There are also universities trying to explore and promote the practice of wisdom from the perspective of the humanities, particularly philosophy. There is the ‘centre for practical wisdom’ at Chicago, which also has a famous Great Books programme; there are courses in Confucian wisdom and Aristotelian philosophy at Harvard; there is the Art of Living course at Stanford. There is also the ‘modern Stoicism’ project I’m involved with, which tries to marries theory and practice, science and humanities, empiricism and ethics.

And then there are whole universities which take a more holistic approach to well-being and flourishing. There are Catholic universities in the US which still embrace a Thomistic or Aristotelian view that the goal of education is eudaimonia, or flourishing. General courses in philosophy and ethics are a standard part of the curricula in these institutions. There are also some graduate colleges dedicated to a spiritual view of education, such as Naropa College in Colorado, or Schumacher College in Dartington, or Santiniketan University in Bengal.

I think British universities should follow American colleges’ lead, and start to offer courses in wisdom and flourishing, which are open to any undergraduates who want to attend, and which are also videoed.
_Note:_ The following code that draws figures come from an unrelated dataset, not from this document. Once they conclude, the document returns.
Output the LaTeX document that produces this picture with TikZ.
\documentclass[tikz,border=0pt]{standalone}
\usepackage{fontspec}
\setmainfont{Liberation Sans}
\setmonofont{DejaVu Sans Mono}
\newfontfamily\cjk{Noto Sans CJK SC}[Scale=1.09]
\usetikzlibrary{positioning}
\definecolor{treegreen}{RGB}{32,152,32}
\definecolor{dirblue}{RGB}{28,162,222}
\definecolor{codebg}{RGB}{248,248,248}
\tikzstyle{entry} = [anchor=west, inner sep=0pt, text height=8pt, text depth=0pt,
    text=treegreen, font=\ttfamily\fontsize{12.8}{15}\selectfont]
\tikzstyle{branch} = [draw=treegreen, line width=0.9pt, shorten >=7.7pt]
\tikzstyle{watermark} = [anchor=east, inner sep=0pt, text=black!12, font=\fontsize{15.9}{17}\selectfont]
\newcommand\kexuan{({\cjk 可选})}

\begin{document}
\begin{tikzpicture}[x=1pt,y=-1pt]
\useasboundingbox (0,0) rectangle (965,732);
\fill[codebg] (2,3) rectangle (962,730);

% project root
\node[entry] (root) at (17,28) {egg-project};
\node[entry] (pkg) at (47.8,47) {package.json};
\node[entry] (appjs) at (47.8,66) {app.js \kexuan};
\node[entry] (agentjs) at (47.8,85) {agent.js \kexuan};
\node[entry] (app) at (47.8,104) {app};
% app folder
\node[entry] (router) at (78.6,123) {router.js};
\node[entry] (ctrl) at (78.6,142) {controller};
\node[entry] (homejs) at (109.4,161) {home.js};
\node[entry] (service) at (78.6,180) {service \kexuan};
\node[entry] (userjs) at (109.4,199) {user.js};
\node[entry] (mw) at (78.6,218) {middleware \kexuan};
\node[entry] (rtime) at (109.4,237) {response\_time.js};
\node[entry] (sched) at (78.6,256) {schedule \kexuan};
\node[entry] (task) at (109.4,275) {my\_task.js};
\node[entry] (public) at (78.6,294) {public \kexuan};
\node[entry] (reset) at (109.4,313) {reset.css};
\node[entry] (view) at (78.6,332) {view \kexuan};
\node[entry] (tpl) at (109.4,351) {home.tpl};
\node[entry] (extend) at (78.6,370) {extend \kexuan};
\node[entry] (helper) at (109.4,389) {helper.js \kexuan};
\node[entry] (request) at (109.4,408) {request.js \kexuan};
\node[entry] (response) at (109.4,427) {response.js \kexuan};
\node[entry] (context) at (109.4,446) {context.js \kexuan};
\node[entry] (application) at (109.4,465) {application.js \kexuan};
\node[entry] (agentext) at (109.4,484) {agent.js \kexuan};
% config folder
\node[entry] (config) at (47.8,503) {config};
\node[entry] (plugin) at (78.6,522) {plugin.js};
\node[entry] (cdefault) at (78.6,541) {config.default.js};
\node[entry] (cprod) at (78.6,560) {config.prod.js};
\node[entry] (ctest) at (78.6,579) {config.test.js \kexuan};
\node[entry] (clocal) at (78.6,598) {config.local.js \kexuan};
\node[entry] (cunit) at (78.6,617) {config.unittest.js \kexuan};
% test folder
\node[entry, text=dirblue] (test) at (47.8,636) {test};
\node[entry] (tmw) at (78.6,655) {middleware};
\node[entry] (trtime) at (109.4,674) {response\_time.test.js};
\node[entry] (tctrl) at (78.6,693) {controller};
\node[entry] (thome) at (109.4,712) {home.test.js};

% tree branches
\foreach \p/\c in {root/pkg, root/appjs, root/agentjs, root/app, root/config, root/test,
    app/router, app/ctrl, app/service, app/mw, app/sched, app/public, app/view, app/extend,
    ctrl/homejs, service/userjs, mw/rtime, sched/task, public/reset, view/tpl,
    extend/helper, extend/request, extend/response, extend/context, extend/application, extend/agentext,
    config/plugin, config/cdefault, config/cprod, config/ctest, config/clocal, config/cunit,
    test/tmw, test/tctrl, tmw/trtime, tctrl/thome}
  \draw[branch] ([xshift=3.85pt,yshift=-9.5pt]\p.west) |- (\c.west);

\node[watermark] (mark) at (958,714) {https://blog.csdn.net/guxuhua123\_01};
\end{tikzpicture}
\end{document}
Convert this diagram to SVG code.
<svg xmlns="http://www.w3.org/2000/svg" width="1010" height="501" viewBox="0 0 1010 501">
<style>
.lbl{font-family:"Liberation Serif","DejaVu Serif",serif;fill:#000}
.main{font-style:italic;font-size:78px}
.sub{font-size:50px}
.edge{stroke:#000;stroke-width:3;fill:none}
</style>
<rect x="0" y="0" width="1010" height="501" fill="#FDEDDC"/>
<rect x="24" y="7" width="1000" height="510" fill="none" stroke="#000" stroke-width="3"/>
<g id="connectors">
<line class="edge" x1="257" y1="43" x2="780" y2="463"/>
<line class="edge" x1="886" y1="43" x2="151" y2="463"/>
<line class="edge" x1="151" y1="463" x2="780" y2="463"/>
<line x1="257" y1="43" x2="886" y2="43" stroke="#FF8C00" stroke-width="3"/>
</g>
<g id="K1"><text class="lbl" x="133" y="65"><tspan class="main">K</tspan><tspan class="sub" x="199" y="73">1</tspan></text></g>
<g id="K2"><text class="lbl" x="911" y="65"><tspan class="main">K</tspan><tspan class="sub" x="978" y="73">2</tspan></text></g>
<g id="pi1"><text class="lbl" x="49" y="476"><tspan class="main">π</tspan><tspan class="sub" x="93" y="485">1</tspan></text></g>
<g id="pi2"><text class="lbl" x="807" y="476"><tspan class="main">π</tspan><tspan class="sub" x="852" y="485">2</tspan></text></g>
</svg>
I would like to see courses that combine the empirical science around happiness with more open humanistic ethical discussions around questions like ‘what do we mean by flourishing exactly?’ These courses shouldn’t be outsourced to boring and not-very-smart well-being coaches, they should involve the best and brightest academics in the university.

Well-being and flourishing shouldn’t be something at the periphery of students’ learning journey – something you only think about if you break down. It should be at the heart of the learning journey.

American universities seem much better than British counterparts at offering courses in happiness or wisdom, probably because they allow students to take non-core courses in their first two years. British universities by contrast offer the occasional mindfulness course or well-being day, but nothing with much intellectual meat on the bone. It shouldn’t be too hard to offer such courses, though, and it would be a good selling point when competing with other universities for students’ money (besides being good for them!)

A modern course in wisdom would be eclectic – teaching not one moral philosophy but several. It could balance wisdom from ancient philosophies like Stoicism and Buddhism with research from psychotherapy or social science. It could encourage purposeful discussions in small groups, rather than simply drilling students in dogma. And it could encourage practice and self-experimentation – homework could be trying out a meditative technique for a few weeks, or trying to break a bad habit, or seeking out meaningful conversations, or volunteering for a local charity.

Humanities academics tend to dislike any focus on well-being, let alone ‘wisdom’, because it sounds conservative or neo-liberal to them. But a good course in wisdom would have plenty of room for critiques of particular definitions of well-being – perhaps the Stoic definition of flourishing is too individualist? Perhaps the Marxist definition defers happiness to some idealized utopian future?

In other words, a good course in wisdom would be genuinely pluralist, both politically and metaphysically.

The challenge is not to sacrifice free critical inquiry to dogma. There’s always a risk that universities pursuing wisdom fall prey to what critics call ‘medievalism’ (what they really mean is ‘Catholicism’). They can end up quasi-religious madrasas, endlessly repeating received wisdom, rather than challenging it. If an entire university is built around Positive Psychology, or mindfulness, then what happens to academics and students who challenge that approach – are they thrown out as heretics? You always need room for rebellion, for dissent, for criticism.

Universities can be committed to the goal of encouraging flourishing, while recognizing that the paths to flourishing are several, and rarely run straight.